Однако сам Бурлюк совсем не считал своё новое искусство шагом назад. Наоборот, в нём он увидел возможность выхода за рамки уже утратившего элемент новизны кубофутуристического шаблона, своеобразное средство против схематизма, «к каковому пришёл футуризм, доведённый до крайней своей цели, благодаря своей отвлечённости»9. Раньше многих других Бурлюк понял опасность подчинения индивидуального чувства догме. «Я принимаю всякое искусство, – любил повторять художник, – даже попытку на искусство; классицизм, реализм, импрессионизм, декаденство, кубизм, футуризм; но творчество индивидуальное»10.
Открытость Бурлюка к тому, что выходит за рамки собственных или групповых установок являлась уникальной в авангардной среде. Ларионов был открыт всем мыслимым влияниям – от заборных рисунков до персидской миниатюры. Но вот оценить творчество своего коллеги по группе, в особенности, если тот начал привлекать внимание публики или критики – нет, лидерские амбиции не позволяли ему этого сделать. Конкурент немедленно подвергался обструкции и изгонялся из коллектива, как это поочередно произошло с Татлиным и Малевичем.
Бурлюк же, номинально оставаясь лидером «Гилеи», на первый план всегда выдвигал не своё искусство, но – Хлебникова и Маяковского. Да и в отличие от «текучести кадров» у Ларионова, состав бурлюковской группировки долгое время оставался неизменным благодаря его умению примирять между собой столь разные творческие индивидуальности, каковыми являлись, скажем, Лившиц и Кручёных.
Способность к творчеству, по Бурлюку, являлась единственным и достаточным основанием «прикосновенности к искусству». Фактически он первым отказался от абсолютизации любых формальных схем, какими бы новаторскими они ни считались в данный момент. Ларионов и Малевич пришли к этому позже.
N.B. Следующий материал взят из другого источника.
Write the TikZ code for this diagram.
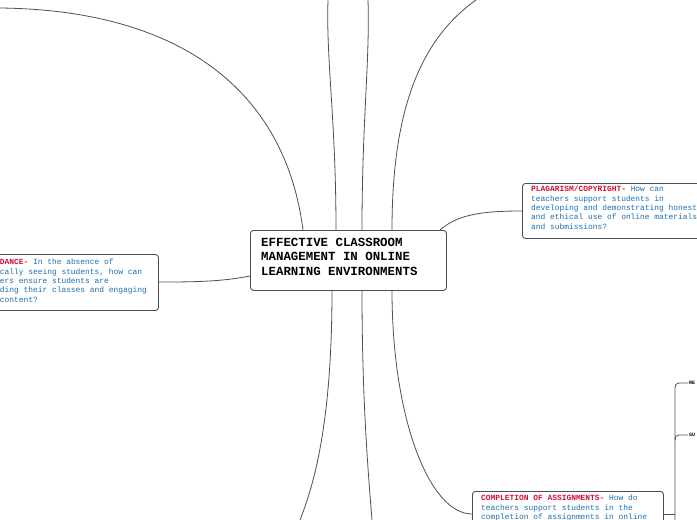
\documentclass[tikz,border=0pt]{standalone}
\usepackage{fontspec}
\setmonofont{Liberation Mono}
\definecolor{lab}{HTML}{D0103A}
\definecolor{txt}{HTML}{1F6FAE}
\definecolor{ln}{HTML}{4A4F56}
\begin{document}
\begin{tikzpicture}[x=1pt,y=-1pt,
  box/.style={draw=ln,rounded corners=3pt,line width=0.9pt,fill=white,inner sep=0pt},
  lnk/.style={draw=ln,line width=0.8pt},
  small/.style={font=\ttfamily\fontsize{7.9}{9.3}\selectfont,align=left,anchor=north west,inner sep=0pt}]
\useasboundingbox (0,0) rectangle (697,520);
% connectors (drawn first)
\draw[lnk] (303,230) .. controls (285,90) and (180,10) .. (0,8);
\draw[lnk] (336,230) .. controls (336,120) and (326,60) .. (328,0);
\draw[lnk] (362,230) .. controls (362,120) and (370,60) .. (368,0);
\draw[lnk] (392,230) .. controls (392,110) and (420,40) .. (476,0);
\draw[lnk] (438,232) .. controls (455,215) and (480,211) .. (522,211);
\draw[lnk] (250,276) .. controls (220,282) and (190,282) .. (158,282);
\draw[lnk] (332,290) .. controls (332,400) and (320,470) .. (300,520);
\draw[lnk] (362,290) .. controls (362,400) and (368,470) .. (372,520);
\draw[lnk] (392,290) .. controls (392,420) and (430,514) .. (472,514);
\draw[lnk] (663,514) -- (675,514);
\draw[lnk] (688,383) -- (679,383) .. controls (676,383) and (675,385) .. (675,388) -- (675,520);
\draw[lnk] (688,435) -- (679,435) .. controls (676,435) and (675,437) .. (675,440);
% central
\node[box,minimum width=196pt,minimum height=60pt,anchor=north west] (c) at (250,230) {};
\node[anchor=north west,inner sep=0pt,align=left,font=\ttfamily\bfseries\fontsize{12.4}{14.5}\selectfont] (ct) at (261,238) {EFFECTIVE CLASSROOM\\MANAGEMENT IN ONLINE\\LEARNING ENVIRONMENTS};
% left
\node[box,minimum width=190pt,minimum height=56pt,anchor=north west] (a) at (-32,254) {};
\node[small] (at) at (-24,259) {\textcolor{lab}{\bfseries ATTENDANCE-}~\textcolor{txt}{In the absence of}\\\textcolor{txt}{physically seeing students, how can}\\\textcolor{txt}{teachers ensure students are}\\\textcolor{txt}{attending their classes and engaging}\\\textcolor{txt}{with content?}};
% plagiarism
\node[box,minimum width=190pt,minimum height=55pt,anchor=north west] (p) at (522,183) {};
\node[small] (pt) at (531,186) {\textcolor{lab}{\bfseries PLAGARISM/COPYRIGHT-}~\textcolor{txt}{How can}\\\textcolor{txt}{teachers support students in}\\\textcolor{txt}{developing and demonstrating honesty}\\\textcolor{txt}{and ethical use of online materials}\\\textcolor{txt}{and submissions?}};
% completion
\node[box,minimum width=191pt,minimum height=50pt,anchor=north west] (m) at (472,491) {};
\node[small] (mt) at (481,495) {\textcolor{lab}{\bfseries COMPLETION OF ASSIGNMENTS-}~\textcolor{txt}{How do}\\\textcolor{txt}{teachers support students in the}\\\textcolor{txt}{completion of assignments in online}};
% tiny labels
\node[anchor=west,inner sep=0pt,font=\ttfamily\bfseries\fontsize{5}{6}\selectfont] (r) at (689,383) {RE};
\node[anchor=west,inner sep=0pt,font=\ttfamily\bfseries\fontsize{5}{6}\selectfont] (s) at (689,435) {SU};
\end{tikzpicture}
\end{document}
С позиции нашего сегодняшнего знания исторического пути авангарда нельзя не заметить и определённой иронии судьбы в том, что «поворот» Бурлюка по-своему предвосхитил и возврат самого Малевича в конце 1920-х годов к фигуративному искусству. Соответственно, тон его писем к Бурлюку, уже находившемуся к тому времени в Америке, резко поменялся. Надеясь с его помощью устроить выставку у нью-йоркской меценатки Катрины Дрейер, Малевич ёрничает, вспоминает былых друзей, обещая заехать «на осле в Париж к Ларионову и Гончаровой, а там как-нибудь и к вам в New-Y. заеду с ослом, может быть, впустите»11, а затем требует поторопиться с отправкой виз.